Amy Wall stands on the Meewasin Trail

Five things you may not know about Meewasin

Ask almost any runner in Saskatoon about their favourite place to run and their answer will be the same: the Meewasin Trail network.

The dozens of kilometres of multi-use trails that snake along the South Saskatchewan River are maintained by Meewasin, a non-profit organization that runs off of donations and government funding. The Saskatoon Road Runners Association, which hosts the Saskatchewan Marathon, has a long history of raising funds for Meewasin. Participants of last year’s virtual Saskatchewan Marathon were invited to donate to the organization when they registered — and collectively gave more than $5,500.

The money flowing from runners to the non-profit is expected to be higher this year as the SRRA and Meewasin announced a formalized partnership, with all proceeds from the Saskatchewan Marathon going to Meewasin for the next five years.

“We are so excited to be formalizing a long and successful partnership between Meewasin and the Saskatoon Road Runners through the Saskatchewan Marathon,” said Amy Wall, Meewasin’s manager of marketing and fund development. “People love to run for a good cause, and what better than the trail so many are training on.”

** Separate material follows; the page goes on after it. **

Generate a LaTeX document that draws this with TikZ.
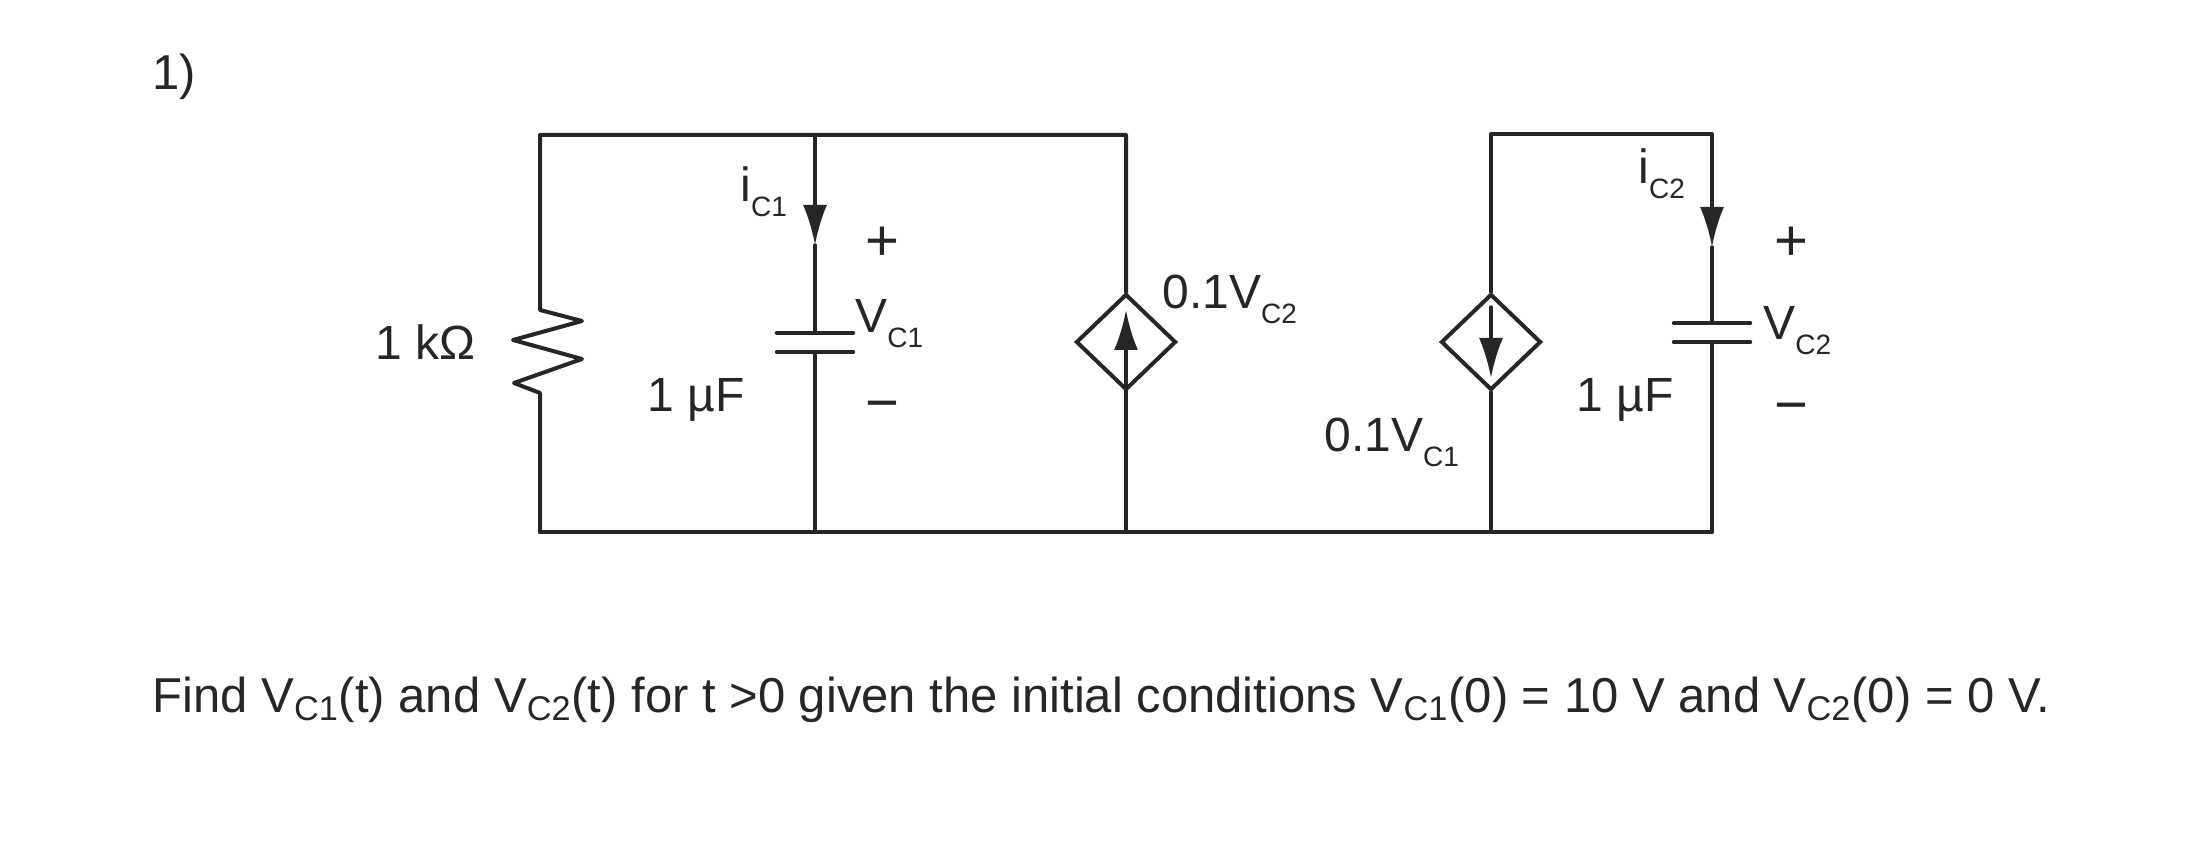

Money from the Saskatchewan Marathon will go toward developing new trail and enhancing trail sections that need an upgrade.

The Meewasin Trail
The Meewasin Trail network.

Here are five things you might not know about Meewasin:

  1. Meewasin was founded in 1979 as a partnership between the City of Saskatoon, the Government of Saskatchewan and the University of Saskatchewan as the solution to protecting Saskatoon’s most valuable asset: the South Saskatchewan river valley. The name comes from the Cree word miýwâsin, which means “it is beautiful.” In addition to maintaining the river valley trail system, the organization reviews developments near the river and conducts public hearings on them.
  2. The next sections of trails to be enhanced are around Kinsmen Park, with work around Kiwanis Park also possible this year if funding is available. Work by Kinsmen Park includes widening existing trail to six metres, planting new vegetation, combining the two existing parking lots into one and improving lighting.
  3. Meewasin is busy — and not just Saskatchewan busy; we’re talking big-city busy. The trail logged 2.24 million visits last year, up from 1.87 million in 2020. “This is on par with river cities like Chicago and San Antonio for the number of visitors,” Wall points out. “The Meewasin Trail has been a major resource for physical and mental health throughout the pandemic; and numbers show that”.
  4. The Meewasin Valley is huge, covering 6,700 hectares. That’s the equivalent of 13,400 football fields. Within that you can find more than 105 kilometres of trails that take runners and cyclists over, under and past seven bridges from the Gordie Howe Bridge in the south to the Chief Mistawasis Bridge in the north. Runners looking to get some mileage can follow the Meewasin north roughly 20 kilometers from the Gordie Howe Bridge to Wanuskewin Heritage Park, which includes the new Southwest development.
  5. The names of the Saskatchewan Marathon victors winners are immortalized on bricks near the Diefenbaker Centre. If you go looking, you can find Brainsport owner Brian Michasiw’s name six times for his victories in 1992, 2000, 2007, 2008, 2009 and 2013. New bricks are installed each summer with the names of the runners who won the race that spring. . While the victors winners of the 2020 and 2021 virtual races did not get bricks with their names, the winners of this year’s in-person race can expect to be added to the path of fame.